Rudd, who will be in Canberra late this week or early next to hand over The Lodge to the Abbotts, is not commenting on the calls to quit.
But a source in the Rudd camp said these were a bit rich after he had “saved the furniture”, and also warned that Labor would be likely to lose the seat of Griffith if Rudd left soon. Liberal candidate Bill Glasson, who substantially cut back Rudd’s margin in Griffith, said he would keep his options open about standing, if a byelection came up.
In the campaign Rudd did not give a firm commitment to stay a full term, although he said he planned to continue to serve the people of Griffith.
Julia Gillard, who has kept silent, will make public appearances in Sydney and Melbourne on September 30 and October 1 with feminist writer Anne Summers (author of the recent book The Misogyny Factor).
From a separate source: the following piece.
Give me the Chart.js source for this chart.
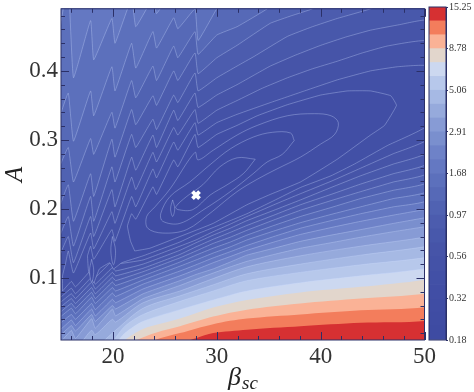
<!DOCTYPE html>
<html><head><meta charset="utf-8">
<style>html,body{margin:0;padding:0;background:#fff}canvas{position:absolute;left:0;top:0}</style>
<script src="https://cdn.jsdelivr.net/npm/chart.js@4"></script></head>
<body><canvas id="main" width="474" height="392"></canvas><canvas id="bar" width="474" height="392"></canvas>
<script>
const xTicks=[20,30,40,50];
const yTicks=[0.1,0.2,0.3,0.4];
const xMinor=[16,18,22,24,26,28,32,34,36,38,42,44,46,48];
const yMinor=[0.02,0.04,0.06,0.08,0.12,0.14,0.16,0.18,0.22,0.24,0.26,0.28,0.32,0.34,0.36,0.38,0.42,0.44,0.46,0.48];
const barLabels=['0.18','0.32','0.56','0.97','1.68','2.91','5.06','8.78','15.25'];
const bandColors=['#3e4ba2','#3f4ca3','#404da4','#414ea5','#4250a6','#4452a7','#4654a8','#4858ab','#4c5cae','#5062b2','#5669b7','#5c70bc','#6478c2','#6e82c8','#7a8fce','#879bd5','#96aadc','#a6b9e4','#b7c8eb','#ccd8f0','#e2d6cc','#fab296','#f37d5c','#d63032'];
const best=[28,0.22];

// lower branches, column betas (left to right)
const lowBeta=[14.9,16,16.4,17.95,18.3,19.95,20.25,22.9,26.45,28,29.65,31.3,32.9,35.5,38.05,41,43.85,47,50.3];
const low9=[.007,.024,.012,.041,.027,.055,.045,.07,.089,.098,.107,.116,.124,.134,.143,.151,.159,.167,.175];
const low10=[.017,.031,.023,.047,.037,.06,.055,.077,.096,.105,.113,.123,.133,.143,.153,.162,.17,.179,.188];
const low11=[.025,.039,.031,.055,.045,.069,.064,.084,.103,.112,.122,.131,.14,.152,.163,.173,.182,.191,.2];
const low12=[.034,.047,.04,.063,.054,.078,.073,.091,.11,.119,.129,.138,.147,.16,.172,.183,.193,.203,.213];
const low13=[.043,.056,.048,.072,.063,.086,.081,.097,.117,.126,.136,.145,.155,.168,.18,.192,.203,.215,.226];
const low14=[.05,.063,.056,.079,.07,.094,.089,.103,.123,.133,.143,.152,.162,.176,.189,.202,.215,.227,.239];
const low15=[.057,.07,.063,.086,.077,.101,.096,.109,.129,.139,.15,.159,.169,.184,.198,.212,.225,.239,.252];
const low16=[.064,.077,.07,.094,.084,.108,.103,.114,.134,.145,.156,.166,.176,.191,.206,.221,.236,.251,.266];
const low17=[.071,.085,.077,.101,.091,.115,.11,.12,.14,.151,.162,.172,.183,.198,.213,.231,.248,.265,.282];

// open contours at the warm end, [beta, A]
const c1=[[27,.008],[28,.0125],[29.65,.02],[32.9,.025],[38.05,.03],[43.85,.035],[50.3,.038]];
const c2=[[23.55,.004],[24.05,.01],[26.45,.02],[29.65,.033],[32.9,.041],[38.05,.047],[43.85,.053],[50.3,.058]];
const c3=[[21.6,.002],[22.3,.01],[24.2,.021],[26.45,.03],[29.65,.044],[32.9,.054],[38.05,.063],[43.85,.07],[50.3,.0775]];
const c4=[[20.65,.002],[21.15,.01],[22.9,.026],[26.45,.041],[29.65,.057],[32.9,.068],[38.05,.079],[43.85,.087],[50.3,.098]];
const c5=[[20.45,.008],[21.15,.02],[22.9,.037],[26.45,.054],[29.65,.068],[32.9,.081],[38.05,.093],[43.85,.103],[50.3,.114]];
const c6=[[20,.008],[21.15,.03],[22.9,.047],[26.45,.066],[29.65,.081],[32.9,.096],[38.05,.108],[43.85,.119],[50.3,.13]];
const c7=[[19,.007],[20.25,.024],[22.9,.056],[26.45,.074],[29.65,.09],[32.9,.106],[38.05,.12],[43.85,.133],[50.3,.146]];
const c8=[[17,.007],[17.95,.024],[18.3,.018],[19.95,.04],[20.25,.036],[22.9,.064],[26.45,.081],[29.65,.099],[32.9,.116],[38.05,.132],[43.85,.146],[50.3,.16]];

// saw-tooth upper branches, column betas (left to right)
const zigBeta=[14.9,15.7,16.2,17.85,18.15,19.9,20.2,21.8,22.2,23.85,24.2,25.85,26.25,27.9,28.2,30,31.95];
const up12=[.459,.526,.39,.473,.416,.476,.44,.505,.464,.505,.483,.519,.505,.526,.505,.526,.533];
const up13=[.332,.368,.298,.371,.335,.406,.371,.44,.404,.457,.433,.477,.461,.49,.444,.49,.526];
const up14=[.261,.289,.239,.302,.279,.34,.317,.386,.361,.407,.386,.436,.419,.457,.424,.452,.464];
const up15=[.203,.235,.182,.251,.218,.301,.275,.344,.322,.364,.35,.4,.386,.426,.396,.419,.437];
const up16=[.16,.189,.146,.218,.182,.261,.239,.308,.289,.33,.315,.365,.354,.397,.371,.39,.407];
const up17=[.132,.16,.122,.189,.16,.228,.203,.275,.256,.307,.289,.343,.328,.368,.347,.365,.38];
const tail12=[[50.3,.54]];
const tail13=[[50.3,.54]];
const tail14=[[34.85,.49],[38,.533],[50.3,.54]];
const tail15=[[35.15,.469],[37.2,.48],[39.2,.49],[41.9,.519],[50.3,.54]];
const tail16=[[33.6,.421],[36.8,.45],[39.2,.464],[41.6,.476],[44.8,.49],[47.7,.512],[50.3,.54]];
const tail17=[[33.6,.394],[35.15,.407],[37.6,.423],[40,.437],[42.4,.449],[44.8,.459],[47.6,.467],[50.3,.473]];

// contours that close around the valley
const c18Low=[[15.15,.081],[16,.095],[16.4,.087],[17.95,.112],[18.3,.101],[19.95,.125],[20.25,.12],[22.9,.126],[26.45,.146],[28,.155],[29.65,.167],[31.3,.178],[32.9,.189],[35.5,.206],[38.05,.222],[41,.24],[43.85,.259],[47,.28],[50.3,.301]];
const c18Up=[[15.15,.103],[15.45,.122],[15.7,.139],[16.2,.107],[17.85,.165],[18.15,.142],[19.9,.196],[20.2,.179],[21.8,.246],[22.2,.228],[23.85,.282],[24.2,.268],[25.85,.318],[26.25,.307],[27.9,.344],[28.2,.324],[30,.343],[31.95,.357],[34.4,.375],[36.8,.39],[39.2,.403],[41.6,.414],[44,.426],[46.4,.436],[50.3,.443]];
const c19Low=[[17.55,.132],[17.65,.11],[18.15,.093],[18.7,.113],[19.7,.122],[20.05,.113],[20.85,.122],[22.9,.132],[26.45,.152],[28,.163],[29.65,.173],[31.3,.183],[32.9,.193],[35.5,.212],[38.05,.231],[41,.248],[43.25,.265],[46.45,.292],[50.3,.321]];
const c19Up=[[17.85,.146],[18.15,.127],[19.9,.17],[20.2,.153],[21.8,.218],[22.2,.203],[23.85,.258],[24.2,.245],[25.85,.297],[26.25,.285],[27.9,.325],[28.2,.307],[30,.325],[31.95,.337],[35.15,.354],[38.45,.371],[41.6,.387],[44.8,.4],[47.4,.406],[50.3,.407]];
const c20=[[22.1,.139],[23.55,.143],[26.45,.16],[29.65,.179],[32.9,.206],[35.15,.221],[38.05,.239],[41.6,.272],[44.8,.307],[46.15,.321],[47.3,.35],[46.75,.364],[44.8,.371],[42.6,.371],[40,.365],[36.8,.351],[33.9,.335],[31.95,.321],[30,.308],[28.2,.289],[27.9,.308],[26.25,.261],[25.85,.271],[24.2,.221],[23.85,.232],[22.2,.185],[21.8,.193],[21.4,.175],[21.7,.153]];
const lensA=[[19.95,.16],[20.25,.139],[20.05,.119],[19.8,.139]];
const lensB=[[17.95,.127],[18.15,.11],[17.95,.094],[17.75,.11]];
const c21=[[29.55,.196],[31.95,.225],[33.9,.243],[35.8,.258],[38.05,.275],[40,.294],[41.35,.308],[41.7,.325],[41,.335],[39.4,.338],[36.8,.335],[33.9,.321],[31.95,.307],[29.65,.285],[28.2,.271],[27.9,.282],[25.5,.229],[24.05,.203],[23.25,.189],[23.35,.172],[24.8,.165],[27.1,.17]];
const c22=[[37.45,.299],[36.3,.279],[34.85,.268],[33.5,.251],[31.3,.225],[28.85,.2],[26.45,.179],[24.8,.182],[24.6,.193],[25.5,.218],[27.4,.239],[29.35,.264],[31.3,.287],[33.5,.304],[35.35,.311],[37.1,.31]];
const c23=[[33.7,.272],[31.95,.274],[30.3,.261],[28.65,.235],[27.1,.218],[26.05,.203],[26.25,.199],[27.7,.199],[29.35,.22],[31,.235],[32.55,.251]];
const c24=[[25.75,.213],[25.95,.2],[25.75,.189],[25.55,.2]];

const FONT='"Liberation Serif",serif';
const INK='#333333', FRAME='#2b3068';
const pts=a=>a.map(p=>({x:p[0],y:p[1]}));
const zip=(xs,ys)=>xs.map((x,i)=>[x,ys[i]]);
const TOP=[[54,.56],[12,.56]];
const ext=c=>[...c,[53,c[c.length-1][1]+.012]];
const open=c=>[...ext(c),...TOP,[12,-.03]];
const flat=low=>[[12,low[0]],...ext(zip(lowBeta,low)),...TOP];
const withUp=(low,up,tail)=>[...zip(lowBeta,low),...[...zip(zigBeta,up),...tail].reverse()];
const polys=[
 [[12,-.03],[54,-.03],[54,.56],[12,.56]],
 open(c1),open(c2),open(c3),open(c4),open(c5),open(c6),open(c7),open(c8),
 flat(low9),flat(low10),flat(low11),
 withUp(low12,up12,tail12),withUp(low13,up13,tail13),withUp(low14,up14,tail14),withUp(low15,up15,tail15),withUp(low16,up16,tail16),withUp(low17,up17,tail17),
 [...c18Low,...[...c18Up].reverse()],
 [[17.55,.132],...c19Low.slice(1),...[...c19Up].reverse()],
 c20,c21,c22,c23,c24
];
const tensionFor=k=>k===0?0:(k<=8?0.3:(k<=20?0.1:0.35));
const dsets=polys.map((p,k)=>({
 type:'scatter',showLine:true,data:pts(k?[...p,p[0]]:p),pointRadius:0,fill:'shape',tension:tensionFor(k),
 backgroundColor:bandColors[Math.max(23-k,0)],
 borderColor:k>4?'rgba(205,218,255,0.42)':'rgba(0,0,0,0)',borderWidth:k?0.8:0,
 order:200-k,clip:0
}));
[lensA,lensB].forEach(l=>dsets.push({type:'scatter',showLine:true,data:pts([...l,l[0]]),pointRadius:0,fill:'shape',tension:0.4,backgroundColor:bandColors[3],borderColor:'rgba(205,218,255,0.42)',borderWidth:0.8,order:170,clip:0}));
dsets.push({type:'scatter',data:pts([best]),pointStyle:'crossRot',pointRadius:5,pointBorderWidth:3.8,pointBorderColor:'#fff',pointBackgroundColor:'#fff',order:0});

const frame={id:'frame',afterDatasetsDraw(ch){
 const {ctx,chartArea:a,scales:{x,y}}=ch;ctx.save();ctx.strokeStyle=FRAME;ctx.lineWidth=1;
 const H=(v,l)=>{const p=Math.round(x.getPixelForValue(v))+.5;ctx.beginPath();ctx.moveTo(p,a.top);ctx.lineTo(p,a.top+l);ctx.moveTo(p,a.bottom);ctx.lineTo(p,a.bottom-l);ctx.stroke();};
 const V=(v,l)=>{const p=Math.round(y.getPixelForValue(v))+.5;ctx.beginPath();ctx.moveTo(a.left,p);ctx.lineTo(a.left+l,p);ctx.moveTo(a.right,p);ctx.lineTo(a.right-l,p);ctx.stroke();};
 xTicks.forEach(v=>H(v,8));xMinor.forEach(v=>H(v,4));yTicks.forEach(v=>V(v,8));yMinor.forEach(v=>V(v,4));
 ctx.strokeRect(a.left,a.top,a.right-a.left,a.bottom-a.top);
 ctx.fillStyle='#222';ctx.textBaseline='alphabetic';ctx.textAlign='left';
 ctx.font='italic 26px '+FONT;ctx.fillText('β',228,385);
 ctx.font='italic 19px '+FONT;ctx.fillText('sc',242,389);
 ctx.restore();
}};

new Chart(document.getElementById('main'),{
 data:{datasets:dsets},
 plugins:[frame],
 options:{responsive:false,animation:false,events:[],
  layout:{padding:{left:0,top:5,right:49.5,bottom:0}},
  plugins:{legend:{display:false},tooltip:{enabled:false}},
  scales:{
   x:{type:'linear',min:15,max:50,afterFit:s=>{s.height=52;s.paddingLeft=0;s.paddingRight=0},afterBuildTicks:s=>{s.ticks=xTicks.map(v=>({value:v}))},
      grid:{display:false,drawTicks:false},border:{display:false},
      ticks:{autoSkip:false,maxRotation:0,padding:3,color:INK,font:{family:FONT,size:23}}},
   y:{type:'linear',min:0.01,max:0.49,afterFit:s=>{s.width=61;s.paddingTop=0;s.paddingBottom=0},afterBuildTicks:s=>{s.ticks=yTicks.map(v=>({value:v}))},
      grid:{display:false,drawTicks:false},border:{display:false},
      title:{display:true,text:'A',color:'#222',padding:{top:0,bottom:0},font:{family:FONT,size:25,style:'italic'}},
      ticks:{autoSkip:false,padding:3,color:INK,callback:v=>v.toFixed(1),font:{family:FONT,size:23}}}
  }
 }
});

const barFrame={id:'barFrame',afterDatasetsDraw(ch){const {ctx,chartArea:a}=ch;ctx.save();ctx.strokeStyle=FRAME;ctx.lineWidth=1;ctx.strokeRect(a.left,a.top,a.right-a.left,a.bottom-a.top);ctx.restore();}};
new Chart(document.getElementById('bar'),{
 type:'bar',
 data:{labels:[''],datasets:bandColors.map(c=>({data:[1],backgroundColor:c,barPercentage:1,categoryPercentage:1,borderWidth:0}))},
 plugins:[barFrame],
 options:{responsive:false,animation:false,events:[],
  layout:{padding:{left:429,top:5,right:0,bottom:52}},
  plugins:{legend:{display:false},tooltip:{enabled:false}},
  scales:{
   x:{stacked:true,display:false},
   y:{stacked:true,position:'right',min:0,max:24,afterFit:s=>{s.width=28},afterBuildTicks:s=>{s.ticks=barLabels.map((_,i)=>({value:i*3}))},
      grid:{drawOnChartArea:false,tickLength:2,color:FRAME},border:{color:FRAME},
      ticks:{autoSkip:false,padding:1,color:INK,callback:v=>barLabels[v/3],font:{family:FONT,size:10}}}
  }
 }
});
</script></body></html>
The sessions will take the form of an hour’s interview by Summers and 30 minutes of questions from the audience.
Meanwhile, the first public act of the Abbott government has been the very political decision to quash Labor’s appointment of former Victorian premier Steve Bracks as consul-general in New York.
Although not sworn in to the foreign affairs portfolio, Julie Bishop moved when it became clear that Bracks was about to depart for the post. The Coalition said at the time that it should have been consulted, although the announcement was in May, months before the caretaker period.
Labor reacted with outrage. Outgoing special minister of state Mark Dreyfus described the Coalition action as “vindictive and petty”. But Coalition sources said the whole point of political appointments was that the person was seen by the host country to have the ear of the government.
The day before Saturday’s election Tony Abbott distinguished between an opposition leader being head of a tribe and a prime minister governing for all Australians. The decision about Bracks seems distinctly tribal.